The giant pitcher plant that tree shrews use as a loo: Nepenthes rajah

February 6th, 2011 | by lucy |

There are around 100 known species of carnivorous pitcher plants (new ones are still being discovered), with the greatest diversity found in Malaysia.  These carnivorous plants grow vessels to trap their insect prey, which they attract with nectar. The victims lose their footing on the slippery walls and drown in the liquid held inside the plant, before being promptly digested.

The biggest pitcher traps are produced by Nepenthes rajah, found only on Mount Kinabalu and Mount Tamboyukon on the island of Borneo.  Its thick stems grow along the ground where the pitchers rest with their lids open, looking like elegant toilets designed by Salvador Dali.
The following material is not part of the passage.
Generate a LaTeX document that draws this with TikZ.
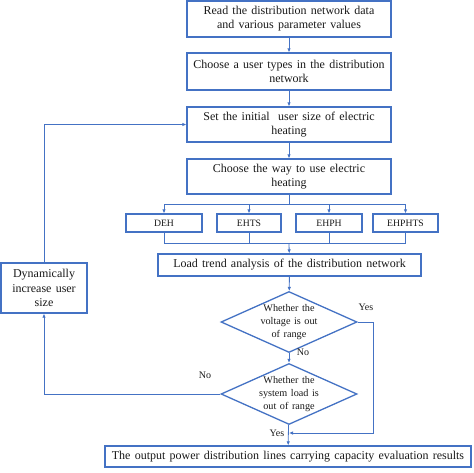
\documentclass[tikz,border=0pt]{standalone}
\usepackage{fontspec}
\setmainfont[WordSpace=1.4]{Liberation Serif}
\usetikzlibrary{arrows.meta, shapes.geometric}
\definecolor{flowBlue}{HTML}{4472C4}
\definecolor{textDark}{HTML}{1A1A1A}

\begin{document}
\begin{tikzpicture}[x=1pt, y=-1pt,
    box/.style={rectangle, draw=flowBlue, line width=1.3pt, fill=white,
                inner sep=0pt, align=center,
                font=\fontsize{12}{14}\selectfont\color{textDark}},
    mode/.style={box, minimum height=18pt,
                 font=\fontsize{9.7}{11}\selectfont\color{textDark}},
    check/.style={diamond, draw=flowBlue, line width=1.3pt, fill=white,
                  minimum width=136pt, minimum height=61pt, inner sep=0pt},
    check text/.style={align=center,
                       font=\fontsize{10.2}{13}\selectfont\color{textDark}},
    tag/.style={font=\fontsize{10}{12}\selectfont\color{textDark}, inner sep=1pt},
    link/.style={draw=flowBlue, line width=0.8pt},
    flow/.style={link, -{Latex[length=4pt,width=3.5pt]}},
  ]
    \useasboundingbox (0,0) rectangle (474,472);

    % main column
    \node[box, minimum width=204pt, minimum height=36pt] (read) at (289,19)
      {Read the distribution network data\\and various parameter values};
    \node[box, minimum width=204pt, minimum height=37pt] (types) at (289,71.5)
      {Choose a user types in the distribution\\network};
    \node[box, minimum width=204pt, minimum height=35pt] (size) at (289,124.5)
      {Set the initial\ \ user size of electric\\heating};
    \node[box, minimum width=204pt, minimum height=35pt] (way) at (289,176.5)
      {Choose the way to use electric\\heating};

    % heating modes
    \node[mode, minimum width=76pt] (deh) at (164,223) {DEH};
    \node[mode, minimum width=64pt] (ehts) at (249,223) {EHTS};
    \node[mode, minimum width=66pt] (ehph) at (329,223) {EHPH};
    \node[mode, minimum width=65pt] (ehphts) at (405.5,223) {EHPHTS};

    \node[box, minimum width=263pt, minimum height=22pt] (load) at (289.5,265)
      {Load trend analysis of the distribution network};

    \node[check, label={[check text]center:{Whether the\\voltage is out\\of range}}]
      (volt) at (289,322) {};
    \node[check, label={[check text]center:{Whether the\\system load is\\out of range}}]
      (sys) at (289,394) {};

    \node[box, minimum width=366pt, minimum height=21pt] (result) at (288,456.5)
      {The output power distribution lines carrying capacity evaluation results};

    \node[box, minimum width=86pt, minimum height=50pt,
          font=\fontsize{12}{14.5}\selectfont\color{textDark}] (grow) at (44,288)
      {Dynamically\\increase user\\size};

    % connectors
    \draw[flow] (read) -- (types);
    \draw[flow] (types) -- (size);
    \draw[flow] (size) -- (way);

    \coordinate (split) at (289,204);
    \coordinate (merge) at (289,243);
    \draw[link] (way) -- (split);
    \draw[link] (deh.north |- split) -- (ehphts.north |- split);
    \draw[link] (deh.south |- merge) -- (ehphts.south |- merge);
    \foreach \m in {deh, ehts, ehph, ehphts} {
      \draw[flow] (\m.north |- split) -- (\m.north);
      \draw[link] (\m.south) -- (\m.south |- merge);
    }
    \draw[flow] (merge) -- (load);
    \draw[flow] (load) -- (volt);
    \draw[flow] (volt) -- (sys);
    \draw[flow] (sys) -- (result);

    \coordinate (join) at (289,433);
    \draw[flow] (volt.east) -- ++(16,0) |- (join);
    \draw[flow] (sys.west) -| (grow.south);
    \draw[flow] (grow.north) |- (size.west);

    % branch labels
    \node[tag] (yes1) at (366,307) {Yes};
    \node[tag] (no1) at (303,352) {No};
    \node[tag] (yes2) at (277,433) {Yes};
    \node[tag] (no2) at (205,375) {No};
  \end{tikzpicture}
\end{document}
Rats, birds and frogs have been found drowned inside these giant traps, leading to dramatic headlines about rat-eating plants, but these are rare events – the plant’s main prey are insects.  However, recent studies have found that Nepenthes rajah has another source of food.

Tree shrews also come to feed on the nectar on the lid, which they reach while standing on the rim, and poo into the pitcher while eating.  So is the plant a shrew loo?  Not really, for the defecating shrew is establishing its territory, rather than fastidiously using a latrine – but for the plant it’s a great source of nitrogen.

Other interesting facts about pitcher plants

  • People have used the tough pitchers as pots for cooking rice
  • The liquid is drunk as a beverage, its taste depending on the prey the plant has caught.
  • The liquid also has medicinal uses, being used to treat coughs and bladder problems.